September 21, 2007

We Need a Secular Community

Most nonbelievers recognize the difficulty of bringing atheists, humanists, and assorted freethinkers together into a meaningful community. Protests along the lines of of "we're not joiners" are so common that they have become a psychological hurdle if not an actual one. And yet, many questions remain unanswered. Is it even desirable to strive for a united secular community? What might such a community look like, and is it even possible to bring people together under the banner of nonbelief? In this multi-part series, I will consider the importance of uniting the secular community, some of the options for bringing nonbelievers together, and offer a recommendations about how to promote a secular community. Part I addresses whether a united secular community is something we should seek.

Terminology

I suppose some terminology may be in order at the outset. I think of "secular community" as being an umbrella term describing nonbelievers of all sorts, including those who call themselves atheists, secular humanists, agnostics, freethinkers, etc. In this way, "secular community" is synonymous with "reality-based community." Those described by such labels are quite diverse but all stand outside of reality distortion field that is faith.

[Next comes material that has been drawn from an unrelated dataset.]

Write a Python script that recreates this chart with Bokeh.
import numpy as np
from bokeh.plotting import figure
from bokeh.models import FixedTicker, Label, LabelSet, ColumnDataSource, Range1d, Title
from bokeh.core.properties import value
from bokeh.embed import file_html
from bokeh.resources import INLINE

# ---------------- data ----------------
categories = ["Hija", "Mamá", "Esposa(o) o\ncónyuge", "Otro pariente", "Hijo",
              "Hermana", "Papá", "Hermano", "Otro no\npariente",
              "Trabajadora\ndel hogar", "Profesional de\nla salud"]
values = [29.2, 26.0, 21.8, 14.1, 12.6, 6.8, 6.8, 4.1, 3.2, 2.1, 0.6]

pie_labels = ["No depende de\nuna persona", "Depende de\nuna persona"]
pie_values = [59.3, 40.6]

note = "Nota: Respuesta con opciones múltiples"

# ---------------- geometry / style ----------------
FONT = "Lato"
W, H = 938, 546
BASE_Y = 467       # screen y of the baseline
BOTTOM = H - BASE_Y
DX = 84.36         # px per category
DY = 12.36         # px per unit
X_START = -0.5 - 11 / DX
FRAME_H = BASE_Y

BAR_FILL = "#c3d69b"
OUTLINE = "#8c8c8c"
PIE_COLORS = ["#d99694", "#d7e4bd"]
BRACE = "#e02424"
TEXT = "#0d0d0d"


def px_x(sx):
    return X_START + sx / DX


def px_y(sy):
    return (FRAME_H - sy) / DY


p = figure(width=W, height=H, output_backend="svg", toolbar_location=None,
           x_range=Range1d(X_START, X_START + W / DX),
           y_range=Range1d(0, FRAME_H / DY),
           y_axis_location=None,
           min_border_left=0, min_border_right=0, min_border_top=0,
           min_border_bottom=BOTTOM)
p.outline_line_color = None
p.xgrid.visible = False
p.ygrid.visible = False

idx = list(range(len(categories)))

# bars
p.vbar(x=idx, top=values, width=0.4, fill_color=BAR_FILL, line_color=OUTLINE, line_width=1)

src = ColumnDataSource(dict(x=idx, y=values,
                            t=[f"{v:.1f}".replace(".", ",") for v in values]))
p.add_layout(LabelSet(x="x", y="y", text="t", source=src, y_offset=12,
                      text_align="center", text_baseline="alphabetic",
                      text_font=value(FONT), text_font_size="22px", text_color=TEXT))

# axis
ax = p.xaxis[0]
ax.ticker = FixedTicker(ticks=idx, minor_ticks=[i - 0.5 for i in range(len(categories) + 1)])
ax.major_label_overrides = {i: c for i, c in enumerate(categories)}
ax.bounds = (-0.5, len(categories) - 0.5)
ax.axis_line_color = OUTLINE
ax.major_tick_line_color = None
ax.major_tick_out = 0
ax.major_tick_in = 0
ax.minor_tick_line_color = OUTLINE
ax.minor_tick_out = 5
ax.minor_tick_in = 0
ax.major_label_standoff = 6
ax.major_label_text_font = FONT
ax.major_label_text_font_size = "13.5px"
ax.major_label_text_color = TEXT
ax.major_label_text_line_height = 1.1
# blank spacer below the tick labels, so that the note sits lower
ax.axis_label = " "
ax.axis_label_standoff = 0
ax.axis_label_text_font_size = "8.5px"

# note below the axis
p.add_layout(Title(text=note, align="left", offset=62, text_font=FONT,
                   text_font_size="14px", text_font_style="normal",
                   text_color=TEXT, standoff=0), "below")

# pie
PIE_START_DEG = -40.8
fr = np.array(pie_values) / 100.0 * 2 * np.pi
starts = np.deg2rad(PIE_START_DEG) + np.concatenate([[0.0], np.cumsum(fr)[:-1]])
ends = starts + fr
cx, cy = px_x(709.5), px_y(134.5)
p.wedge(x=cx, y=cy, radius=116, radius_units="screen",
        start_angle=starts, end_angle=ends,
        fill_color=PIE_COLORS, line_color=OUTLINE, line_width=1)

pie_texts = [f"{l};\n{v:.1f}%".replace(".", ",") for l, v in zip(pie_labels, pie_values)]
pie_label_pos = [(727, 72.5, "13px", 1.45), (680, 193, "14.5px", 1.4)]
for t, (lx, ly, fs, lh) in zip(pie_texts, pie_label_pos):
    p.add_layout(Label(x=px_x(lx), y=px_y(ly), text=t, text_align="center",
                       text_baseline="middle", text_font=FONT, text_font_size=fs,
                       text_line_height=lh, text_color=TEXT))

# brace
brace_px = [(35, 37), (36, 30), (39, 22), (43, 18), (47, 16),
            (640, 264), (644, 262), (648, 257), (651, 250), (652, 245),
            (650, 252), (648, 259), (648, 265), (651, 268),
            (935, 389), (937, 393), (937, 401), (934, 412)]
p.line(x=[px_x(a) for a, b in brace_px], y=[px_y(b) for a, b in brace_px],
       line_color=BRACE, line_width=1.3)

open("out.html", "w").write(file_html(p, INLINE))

Is There a Secular Community?

In one sense, yes. In the sense that there are large numbers of people who live outside of religious traditions and who identify themselves as secular humanists, atheists, agnostics, nonbelievers, freethinkers, and the like, there is a secular community. However, it is probably more accurate to say that while there are undoubtedly secularists, there is little that resembles any sort of community. In fact, it is not at all clear whether it is possible to achieve any sort of meaningful community simply by attempting to unite nonbelievers around their lack of belief. But I'm jumping the gun. Before asking ourselves if it is possible, we must consider whether it is even worthwhile.

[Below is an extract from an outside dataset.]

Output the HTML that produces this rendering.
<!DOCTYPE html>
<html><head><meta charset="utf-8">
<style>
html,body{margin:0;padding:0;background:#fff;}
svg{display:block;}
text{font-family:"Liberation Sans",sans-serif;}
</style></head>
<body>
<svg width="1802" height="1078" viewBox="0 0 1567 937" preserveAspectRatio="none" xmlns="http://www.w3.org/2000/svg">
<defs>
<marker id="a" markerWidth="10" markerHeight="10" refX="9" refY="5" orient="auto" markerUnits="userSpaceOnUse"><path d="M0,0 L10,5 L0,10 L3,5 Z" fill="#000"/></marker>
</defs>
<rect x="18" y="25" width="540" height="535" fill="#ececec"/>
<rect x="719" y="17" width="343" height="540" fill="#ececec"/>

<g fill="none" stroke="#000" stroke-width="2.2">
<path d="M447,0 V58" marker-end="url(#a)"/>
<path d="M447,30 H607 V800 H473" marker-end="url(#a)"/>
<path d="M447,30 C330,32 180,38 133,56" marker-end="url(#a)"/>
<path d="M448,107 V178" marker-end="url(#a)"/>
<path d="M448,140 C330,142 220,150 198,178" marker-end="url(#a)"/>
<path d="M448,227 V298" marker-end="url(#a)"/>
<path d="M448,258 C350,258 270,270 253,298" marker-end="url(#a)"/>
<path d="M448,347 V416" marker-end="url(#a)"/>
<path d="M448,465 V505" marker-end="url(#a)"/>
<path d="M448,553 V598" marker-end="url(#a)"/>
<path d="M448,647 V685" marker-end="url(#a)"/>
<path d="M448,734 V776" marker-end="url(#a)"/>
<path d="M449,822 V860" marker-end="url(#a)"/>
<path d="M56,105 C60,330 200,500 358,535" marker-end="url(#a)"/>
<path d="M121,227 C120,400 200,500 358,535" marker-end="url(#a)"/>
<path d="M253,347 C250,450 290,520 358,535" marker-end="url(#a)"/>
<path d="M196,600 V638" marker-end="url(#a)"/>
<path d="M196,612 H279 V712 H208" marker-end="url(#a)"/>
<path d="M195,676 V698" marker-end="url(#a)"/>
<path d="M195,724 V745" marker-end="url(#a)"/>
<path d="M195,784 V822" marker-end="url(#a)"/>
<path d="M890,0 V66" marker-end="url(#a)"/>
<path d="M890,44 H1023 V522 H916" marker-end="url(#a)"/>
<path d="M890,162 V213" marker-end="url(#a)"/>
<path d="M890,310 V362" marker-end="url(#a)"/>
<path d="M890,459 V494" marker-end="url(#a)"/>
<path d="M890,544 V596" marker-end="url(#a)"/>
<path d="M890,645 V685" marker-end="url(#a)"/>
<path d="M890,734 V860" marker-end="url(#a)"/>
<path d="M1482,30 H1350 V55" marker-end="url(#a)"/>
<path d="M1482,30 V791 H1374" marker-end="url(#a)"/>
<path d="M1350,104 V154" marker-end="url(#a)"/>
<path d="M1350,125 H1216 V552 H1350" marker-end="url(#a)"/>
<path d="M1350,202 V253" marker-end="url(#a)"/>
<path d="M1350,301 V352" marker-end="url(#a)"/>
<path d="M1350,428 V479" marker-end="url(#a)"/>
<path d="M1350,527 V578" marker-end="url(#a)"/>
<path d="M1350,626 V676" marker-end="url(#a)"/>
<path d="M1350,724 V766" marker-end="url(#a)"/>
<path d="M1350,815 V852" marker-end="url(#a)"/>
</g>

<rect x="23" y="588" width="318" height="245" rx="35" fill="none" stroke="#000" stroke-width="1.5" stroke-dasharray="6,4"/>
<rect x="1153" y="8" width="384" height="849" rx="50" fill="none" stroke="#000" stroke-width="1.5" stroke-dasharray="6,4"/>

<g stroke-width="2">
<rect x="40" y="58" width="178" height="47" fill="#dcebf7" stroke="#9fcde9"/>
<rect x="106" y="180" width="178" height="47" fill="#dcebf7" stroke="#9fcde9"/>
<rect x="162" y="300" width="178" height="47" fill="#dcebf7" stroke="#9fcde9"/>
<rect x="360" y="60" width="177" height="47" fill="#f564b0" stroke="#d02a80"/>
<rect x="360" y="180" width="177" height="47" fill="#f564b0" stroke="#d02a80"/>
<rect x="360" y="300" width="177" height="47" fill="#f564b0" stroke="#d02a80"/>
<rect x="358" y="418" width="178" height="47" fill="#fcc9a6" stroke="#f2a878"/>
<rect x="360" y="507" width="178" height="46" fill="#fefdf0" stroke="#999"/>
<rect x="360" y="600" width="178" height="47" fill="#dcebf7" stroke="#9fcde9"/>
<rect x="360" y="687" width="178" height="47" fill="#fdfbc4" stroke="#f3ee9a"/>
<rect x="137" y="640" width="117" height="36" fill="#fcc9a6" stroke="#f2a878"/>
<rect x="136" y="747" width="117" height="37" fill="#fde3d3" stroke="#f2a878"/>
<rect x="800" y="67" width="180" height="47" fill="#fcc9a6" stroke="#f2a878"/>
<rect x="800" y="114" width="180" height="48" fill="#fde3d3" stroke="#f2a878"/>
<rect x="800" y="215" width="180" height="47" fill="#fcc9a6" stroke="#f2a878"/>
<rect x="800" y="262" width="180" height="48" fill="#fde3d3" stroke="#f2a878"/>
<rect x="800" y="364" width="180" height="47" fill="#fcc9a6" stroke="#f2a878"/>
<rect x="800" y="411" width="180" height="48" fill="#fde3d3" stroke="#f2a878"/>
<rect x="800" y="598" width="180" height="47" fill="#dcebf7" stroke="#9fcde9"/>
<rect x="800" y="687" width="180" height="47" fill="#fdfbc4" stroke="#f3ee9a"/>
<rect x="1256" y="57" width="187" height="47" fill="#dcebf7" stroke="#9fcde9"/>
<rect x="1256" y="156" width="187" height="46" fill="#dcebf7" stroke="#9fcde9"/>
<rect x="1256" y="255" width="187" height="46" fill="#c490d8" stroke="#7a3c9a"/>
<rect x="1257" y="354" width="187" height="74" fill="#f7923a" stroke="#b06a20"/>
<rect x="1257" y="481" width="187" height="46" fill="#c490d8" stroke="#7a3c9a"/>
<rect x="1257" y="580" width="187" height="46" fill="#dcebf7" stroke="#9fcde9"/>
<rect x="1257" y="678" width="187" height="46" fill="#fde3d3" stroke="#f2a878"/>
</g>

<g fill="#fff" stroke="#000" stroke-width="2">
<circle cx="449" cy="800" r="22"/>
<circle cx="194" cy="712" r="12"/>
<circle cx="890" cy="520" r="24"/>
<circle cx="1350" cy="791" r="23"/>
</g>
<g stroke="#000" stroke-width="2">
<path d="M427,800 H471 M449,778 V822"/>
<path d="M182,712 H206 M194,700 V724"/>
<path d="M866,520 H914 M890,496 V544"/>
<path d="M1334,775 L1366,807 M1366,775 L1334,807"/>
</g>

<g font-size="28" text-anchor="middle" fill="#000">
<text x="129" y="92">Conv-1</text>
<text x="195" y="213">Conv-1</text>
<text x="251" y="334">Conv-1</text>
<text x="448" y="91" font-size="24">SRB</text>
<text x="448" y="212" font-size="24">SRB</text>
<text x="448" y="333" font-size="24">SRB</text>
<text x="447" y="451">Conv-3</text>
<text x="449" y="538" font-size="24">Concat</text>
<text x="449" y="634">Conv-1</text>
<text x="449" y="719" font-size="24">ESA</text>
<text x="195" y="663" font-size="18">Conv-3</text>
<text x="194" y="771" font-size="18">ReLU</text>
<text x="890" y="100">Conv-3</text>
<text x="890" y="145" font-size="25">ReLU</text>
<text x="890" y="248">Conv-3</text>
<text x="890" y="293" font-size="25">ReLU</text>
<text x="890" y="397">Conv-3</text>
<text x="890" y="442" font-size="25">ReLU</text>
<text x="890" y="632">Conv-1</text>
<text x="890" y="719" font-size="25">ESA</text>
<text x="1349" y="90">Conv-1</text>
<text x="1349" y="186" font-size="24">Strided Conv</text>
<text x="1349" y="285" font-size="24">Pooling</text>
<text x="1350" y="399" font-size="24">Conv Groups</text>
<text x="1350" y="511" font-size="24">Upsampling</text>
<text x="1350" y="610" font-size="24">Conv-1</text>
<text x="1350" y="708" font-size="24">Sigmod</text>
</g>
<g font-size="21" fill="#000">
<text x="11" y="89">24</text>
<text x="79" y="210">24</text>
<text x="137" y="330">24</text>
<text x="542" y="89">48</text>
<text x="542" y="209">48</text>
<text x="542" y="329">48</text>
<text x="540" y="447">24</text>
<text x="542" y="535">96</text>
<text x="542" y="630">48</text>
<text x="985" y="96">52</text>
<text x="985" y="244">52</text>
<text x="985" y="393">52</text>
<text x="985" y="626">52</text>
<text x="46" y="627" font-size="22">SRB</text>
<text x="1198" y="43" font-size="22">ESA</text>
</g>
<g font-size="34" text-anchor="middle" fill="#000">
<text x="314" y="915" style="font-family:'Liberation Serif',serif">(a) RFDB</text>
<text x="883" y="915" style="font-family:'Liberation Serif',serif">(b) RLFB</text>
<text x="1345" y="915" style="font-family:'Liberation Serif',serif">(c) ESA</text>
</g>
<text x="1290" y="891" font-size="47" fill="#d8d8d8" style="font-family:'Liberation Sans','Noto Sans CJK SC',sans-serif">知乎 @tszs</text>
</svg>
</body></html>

Should There Be a Secular Community?

Of all the worthwhile goals individuals can have, should one be the development of a meaningful secular community (or multiple secular communities)? Yes, I believe that this is a worthy goal. Among the many reasons why I think we need such a community or communities are the following:
  • Political power. Secular Americans have many Christian allies in the struggle to keep church and state separate, but it is unlikely that they can succeed without our help. This and other political goals shared by many nonbelievers require increased political power. This is not only a case of strength in numbers; it is a case where numbers organized into pressure groups and voting blocks are needed to protect our liberties.
  • Psychological sense of community and social support. Psychologists have long recognized the benefits to physical and mental health from perceived social support and psychological sense of community. Humans are social creatures who benefit from affiliation and belonging. I have encountered little reason to believe that nonbelievers are different. We too will benefit from belonging to groups of like-minded individuals from whom we derive support.
  • Creative growth. For many of us, creativity and the growth of important ideas does not occur in a vacuum. We benefit from having people around us with whom we can exchange ideas and engage in meaningful dialogue. On a personal level, I can say with complete certainty that I would not be where I am today without the comments I receive on this blog and the interactions I've had with others on their blogs. We need the stimulation of interaction to fuel our creativity and development.
  • Shared Wisdom. Whatever crisis you are going through at the moment or whatever difficult question you are now wrestling, it is likely that someone else has dealt with similar circumstances and has something to offer. A community, even an informal community operating in cyberspace, offers the prospect of shared wisdom. Those who have more life experience have much to teach us and are often able to offer invaluable perspectives.
  • Safety and Protection. Strength in numbers is not just about politics. The more visible and empowered nonbelievers become, the harder it will be for the believers to threaten and intimidate us. This is why community seems to become even more important in regions dominated by Christian extremists where religious differences are not tolerated.
  • Setting the Record Straight. Nonbelievers, especially atheists, are constantly bombarded with misconceptions about what they believe and who they are from the mainstream media. The ability of any individual to correct these misconceptions and attempt to educate the public is far more limited that what an organized community can do. Even loosely connected activist groups can exert a sort of public pressure that no individual can achieve.
I could probably keep going for some time, but I think this is enough to get across the point that I think there are many benefits to a secular community. Of course, this inevitably raises the question of whether such a community is possible and what it might look like. This will be the subject of Part II.